Ik blijf staan en geef hevig over op het trottoir. Als ik mijn mond met mijn zakdoek heb afgeveegd, zie ik dat ik alleen ben in een stil gedeelte van een nogal deftige straat. Ergens achter me hoor ik het vaag geronk van een motor, anders niets. Ik wankel op mijn benen, maar ik slaag erin de hoek te halen. Dadelijk blaast een koude windvlaag me recht in het gezicht. Ik druk mijn kin op mijn borst. Ik moet vluchten, weglopen, zo vlug als ik maar kan. Ik sla drie tegels van het trottoir over, vier... Plotseling valt mijn oog op een klein rood vierkantje op de grond, vlak voor me. Het is een portefeuille van rood marokijnleer, felrood in het schijnsel van de straatlantaren. Terwijl ik me buk om hem op te rapen, hoor ik een vrouw roepen, verderop. Ik kom vlug overeind en duw de portefeuille in de wijde zak van mijn regenjas.
Voorbij de straatlantaren zie ik twee donkergetinte mannen, de één lang, de ander klein en gedrongen, in lichtgekleurde trenchcoats. Ze vallen een vrouw in een donkerblauwe mantel met een klein rood hoedje lastig. Ze heeft de lange man juist een klap gegeven met haar handtas, die nu open in haar rechterhand hangt. Ze heft haar arm weer op, maar de lange grijpt die en draait hem om.
Donkere mannen die uit het kreupelhout komen, hun witte kleren erg wit in het licht van mijn schijnwerper. Ik gooi het stuur van mijn jeep om, het rechter spatbord botst tegen de boomstam die ze over de weg hebben gelegd. Een schot knalt, dan het geratel van een stengun. „Bent u gewond, Kapitein?”
Een wilde, bijna dierlijke razernij bevangt me. Ik ren op hen toe, grijp de lange kerel bij de revers van zijn trenchcoat en smijt hem op de grond met de judoworp die ik in het leger heb geleerd. Dan keer ik me naar de ander. Maar diens rechtervuist schiet uit en ik krijg een harde stoot tegen mijn kaak. De nacht is weer donker.
„Bent u gewond?”
„Nee. Maar ruimen jullie die boomstam op, vlug. Ik moet...” Ik zwijg, volkomen verward.
Ik spreek tegen een donkerblauw uniform. Niet tegen het groene van ons Indische leger.

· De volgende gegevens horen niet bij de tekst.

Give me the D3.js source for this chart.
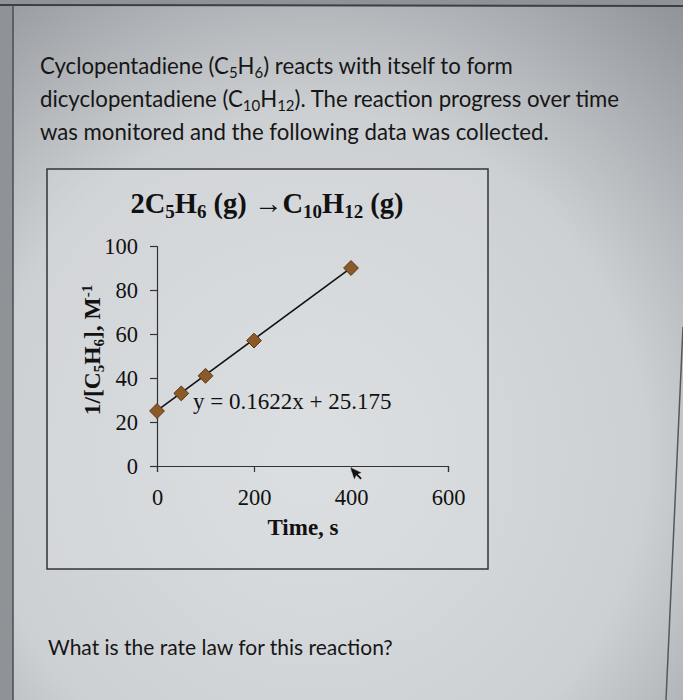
<!DOCTYPE html>
<meta charset="utf-8">
<head>
  <title>Second order plot</title>
</head>

<style>
body { margin: 0; background: #8f9398; }
.prose { font-family: Lato, "Open Sans", sans-serif; fill: #161616; }
.serif { font-family: "Liberation Serif", "Times New Roman", serif; fill: #111; }
.axis path, .axis line { stroke: #333; stroke-width: 1.2; }
.axis text { font-family: "Liberation Serif", "Times New Roman", serif; font-size: 22.5px; fill: #111; }
</style>

<body>
  <svg width="683" height="700"></svg>

  <script src="https://cdn.jsdelivr.net/npm/d3@7"></script>
  <script>
// data
var times = [0, 50, 100, 200, 400];          // s
var invConc = [25, 33, 41, 57, 90];          // 1/[C5H6], M^-1
var fitSlope = 0.1622;
var fitIntercept = 25.175;
var xTicks = [0, 200, 400, 600];
var yTicks = [0, 20, 40, 60, 80, 100];

var svg = d3.select('svg');

// photographed-screen background
var defs = svg.append('defs');
var grad = defs.append('radialGradient')
  .attr('id', 'screen')
  .attr('cx', '45%').attr('cy', '65%').attr('r', '90%');
grad.append('stop').attr('offset', '0%').attr('stop-color', '#dcdfe1');
grad.append('stop').attr('offset', '55%').attr('stop-color', '#cdd0d3');
grad.append('stop').attr('offset', '100%').attr('stop-color', '#878b90');

svg.append('rect')
  .attr('x', 13).attr('y', 5)
  .attr('width', 670).attr('height', 695)
  .attr('fill', 'url(#screen)');
svg.append('line')
  .attr('x1', 0).attr('x2', 683).attr('y1', 5).attr('y2', 6)
  .attr('stroke', '#3c3f43').attr('stroke-width', 2);
svg.append('line')
  .attr('x1', 13).attr('x2', 13).attr('y1', 5).attr('y2', 700)
  .attr('stroke', '#4a4d51').attr('stroke-width', 1.5);
svg.append('line')
  .attr('x1', 683).attr('x2', 666).attr('y1', 327).attr('y2', 700)
  .attr('stroke', '#55585c').attr('stroke-width', 1.5);

// rich text helper: parts are [text, kind]
function rich(sel, parts, subSize, shift) {
  parts.forEach(function(p) {
    var s = sel.append('tspan').text(p[0]);
    if (p[1] === 'sub') s.attr('font-size', subSize).attr('dy', shift);
    if (p[1] === 'up') s.attr('dy', -shift);
    if (p[1] === 'sup') s.attr('font-size', subSize).attr('dy', -2 * shift);
  });
  return sel;
}

// question text
var paraLines = [
  [74, [['Cyclopentadiene (C'], ['5', 'sub'], ['H', 'up'], ['6', 'sub'], [') reacts with itself to form', 'up']]],
  [107, [['dicyclopentadiene (C'], ['10', 'sub'], ['H', 'up'], ['12', 'sub'], ['). The reaction progress over time', 'up']]],
  [140, [['was monitored and the following data was collected.']]]
];
paraLines.forEach(function(l) {
  rich(svg.append('text').attr('class', 'prose')
    .attr('font-size', 22.2)
    .attr('x', 40).attr('y', l[0]), l[1], 15, 4);
});

svg.append('text').attr('class', 'prose')
  .attr('font-size', 21)
  .attr('x', 48).attr('y', 655)
  .text('What is the rate law for this reaction?');

// chart frame
svg.append('rect')
  .attr('x', 47).attr('y', 169)
  .attr('width', 441).attr('height', 400)
  .attr('fill', '#dde0e2').attr('fill-opacity', 0.35)
  .attr('stroke', '#333').attr('stroke-width', 1.5);

// title
rich(svg.append('text').attr('class', 'serif')
  .attr('x', 267).attr('y', 213)
  .attr('text-anchor', 'middle')
  .attr('font-size', 28.5).attr('font-weight', 'bold'),
  [['2C'], ['5', 'sub'], ['H', 'up'], ['6', 'sub'], [' (g) \u2192C', 'up'], ['10', 'sub'], ['H', 'up'], ['12', 'sub'], [' (g)', 'up']],
  19, 5);

var x = d3.scaleLinear().domain([0, 600]).range([157, 448]);
var y = d3.scaleLinear().domain([0, 100]).range([466, 246]);

svg.append('g')
  .attr('class', 'axis')
  .attr('transform', 'translate(0,' + y(0) + ')')
  .call(d3.axisBottom(x).tickValues(xTicks).tickSize(6).tickSizeOuter(6).tickPadding(17));

svg.append('g')
  .attr('class', 'axis')
  .attr('transform', 'translate(' + x(0) + ',0)')
  .call(d3.axisLeft(y).tickValues(yTicks).tickSize(7).tickSizeOuter(7).tickPadding(12));

// axis titles
svg.append('text').attr('class', 'serif')
  .attr('x', 303).attr('y', 535)
  .attr('text-anchor', 'middle')
  .attr('font-size', 23).attr('font-weight', 'bold')
  .text('Time, s');

rich(svg.append('text').attr('class', 'serif')
  .attr('transform', 'translate(100,350) rotate(-90)')
  .attr('text-anchor', 'middle')
  .attr('font-size', 23.5).attr('font-weight', 'bold'),
  [['1/[C'], ['5', 'sub'], ['H', 'up'], ['6', 'sub'], ['], M', 'up'], ['-1', 'sup']],
  15, 4);

// trend line
var fit = d3.extent(times).map(function(t) {
  return [t, fitSlope * t + fitIntercept];
});
svg.append('path')
  .datum(fit)
  .attr('fill', 'none')
  .attr('stroke', '#111')
  .attr('stroke-width', 1.6)
  .attr('d', d3.line()
    .x(function(d) { return x(d[0]); })
    .y(function(d) { return y(d[1]); }));

// markers
svg.append('g')
  .selectAll('path')
  .data(times)
  .enter()
  .append('path')
  .attr('transform', function(d, i) { return 'translate(' + x(d) + ',' + y(invConc[i]) + ')'; })
  .attr('d', d3.symbol().type(d3.symbolDiamond2).size(140))
  .attr('fill', '#8c5a28')
  .attr('stroke', '#5a3815')
  .attr('stroke-width', 1);

svg.append('text').attr('class', 'serif')
  .attr('x', 193).attr('y', 409)
  .attr('font-size', 23)
  .text('y = 0.1622x + 25.175');

// mouse pointer sitting on the axis
svg.append('path')
  .attr('transform', 'translate(' + (x(400) - 1) + ',' + (y(0) + 1) + ') rotate(-18) scale(0.85)')
  .attr('d', 'M0,0 L0,16 L4,12 L7,18 L9.5,17 L6.5,11 L11.5,11 Z')
  .attr('fill', '#111')
  .attr('stroke', '#eee')
  .attr('stroke-width', 0.6);
  </script>
</body>
</html>
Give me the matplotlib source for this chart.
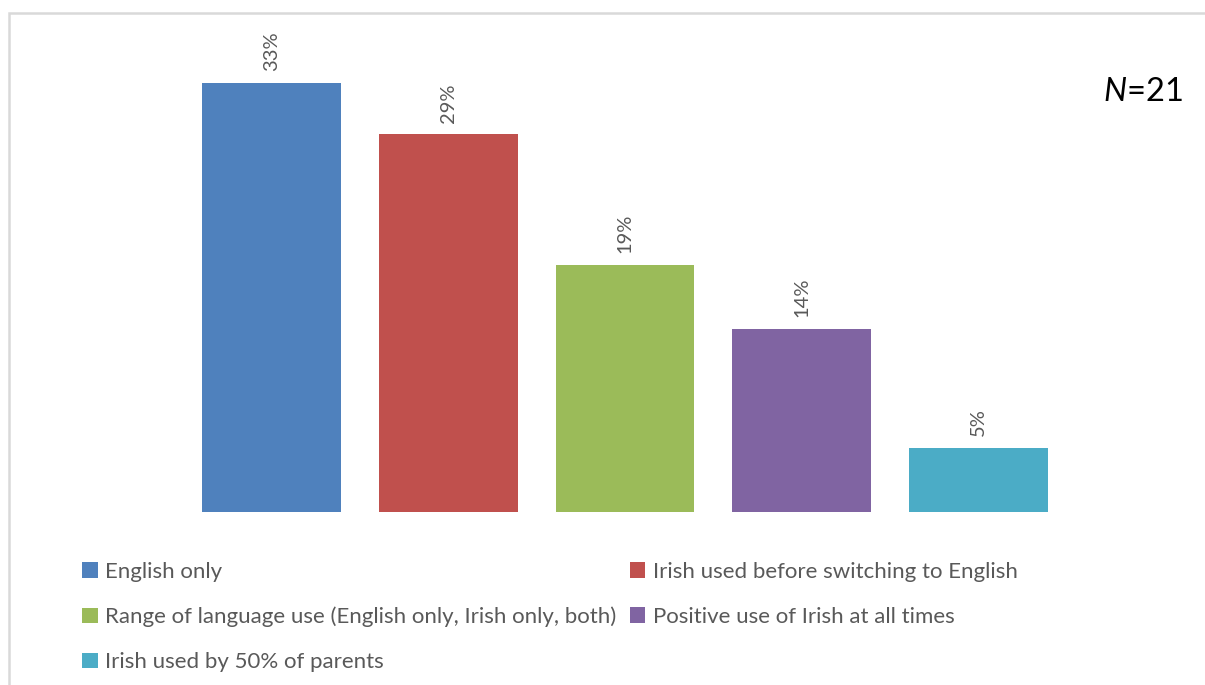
import matplotlib
matplotlib.use("Agg")
import matplotlib.pyplot as plt
from matplotlib.patches import Rectangle, Patch

plt.rcParams['font.family'] = ['Lato', 'DejaVu Sans']
plt.rcParams['mathtext.fontset'] = 'custom'
plt.rcParams['mathtext.it'] = 'Lato:italic'
plt.rcParams['mathtext.rm'] = 'Lato'

categories = [
    "English only",
    "Irish used before switching to English",
    "Range of language use (English only, Irish only, both)",
    "Positive use of Irish at all times",
    "Irish used by 50% of parents",
]
values = [33.3, 29.3, 19.2, 14.2, 5.0]
colors = ["#4F81BD", "#C0504D", "#9BBB59", "#8064A2", "#4BACC6"]
n_label = "$N$=21"

fig = plt.figure(figsize=(12.05, 6.85), dpi=100)

# light grey frame of the chart area
fig.patches.append(Rectangle((9 / 1205, -0.1), 1.2, 1 - 13 / 685 + 0.1,
                             transform=fig.transFigure, fill=False,
                             edgecolor="#D9D9D9", linewidth=1.8))

ax = fig.add_axes([183 / 1205, 173 / 685, 884 / 1205, 451 / 685])
x = range(len(values))
bars = ax.bar(x, values, width=0.785, color=colors)
for b, v in zip(bars, values):
    ax.text(b.get_x() + b.get_width() / 2, v + 0.9, f"{v:.0f}%",
            rotation=90, ha="center", va="bottom", fontsize=14.5,
            color="#595959", clip_on=False)

ax.set_xlim(-0.5, 4.5)
ax.set_ylim(0, 35)
ax.axis("off")

fig.text(1183 / 1205, 1 - 92 / 685, n_label, ha="right", va="center",
         fontsize=23.5, color="black")

order = [0, 2, 4, 1, 3]
handles = [Patch(facecolor=colors[i], label=categories[i]) for i in order]
leg = fig.legend(handles=handles, ncol=2, loc="upper left",
                 bbox_to_anchor=(82 / 1205, 1 - 562 / 685),
                 frameon=False, fontsize=16, handlelength=0.7,
                 handleheight=0.7, handletextpad=0.35, columnspacing=0.6,
                 labelspacing=1.12, borderaxespad=0, borderpad=0)
for t in leg.get_texts():
    t.set_color("#595959")

fig.savefig("out.png", dpi=100)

En de kleine auto die daar staat is niet mijn jeep en niet groen, maar wit. Groen, wit, blauw en zwart mengen zich door elkaar, ik doe mijn ogen dicht.
Versuft als ik ben, probeer ik krampachtig mijn gedachten te concentreren. Opeens begrijp ik het. Ik lig op het trottoir, dat hard en koud is onder mijn schouderbladen. Een gespierde arm helpt me om te gaan zitten en ik doe mijn ogen weer open. Wat verder staat een andere politieagent, bonkig in zijn leren jas. Hij praat met het meisje met het rode hoedje, maar ik zie hen door een waas. Terwijl ik tracht hen scherper in het beeld te krijgen vraag ik werktuiglijk aan de agent die mijn schouders steunt: „Waar zijn die twee kerels in trenchcoats? Ze wilden...” Ik breek mijn zin af en staar naar het meisje in ongelovige verbazing.
„Die zijn er vandoor gegaan, meneer. Maar maak u maar geen zorgen, die krijgen we wel. De juffrouw daar heeft ons een goede beschrijving van ze gegeven en m’n collega heeft die al per radio doorgegeven aan het hoofdbureau.”
Ik hoor hem nauwelijks. Het licht van de straatlantaren schijnt vol op het bleke gezicht van het meisje. Het is Lina. Lina is teruggekomen. Want dat zijn Lina’s grote, zwarte ogen met de lange wimpers, haar ovale gelaat, haar volle, wat pruilende mond. Ik sla mijn handen voor mijn gezicht.
„Voelt u zich niet goed?” vraagt de politieagent bezorgd.
Ik laat mijn handen zakken en schud van nee. Hij helpt me op te staan. Als hij mij mijn hoed overhandigt, zegt hij: „Wij hadden juist een eindje achter u aangereden, omdat u nogal zwaaide, terwijl u liep. We dachten eigenlijk, dat u beschonken was.”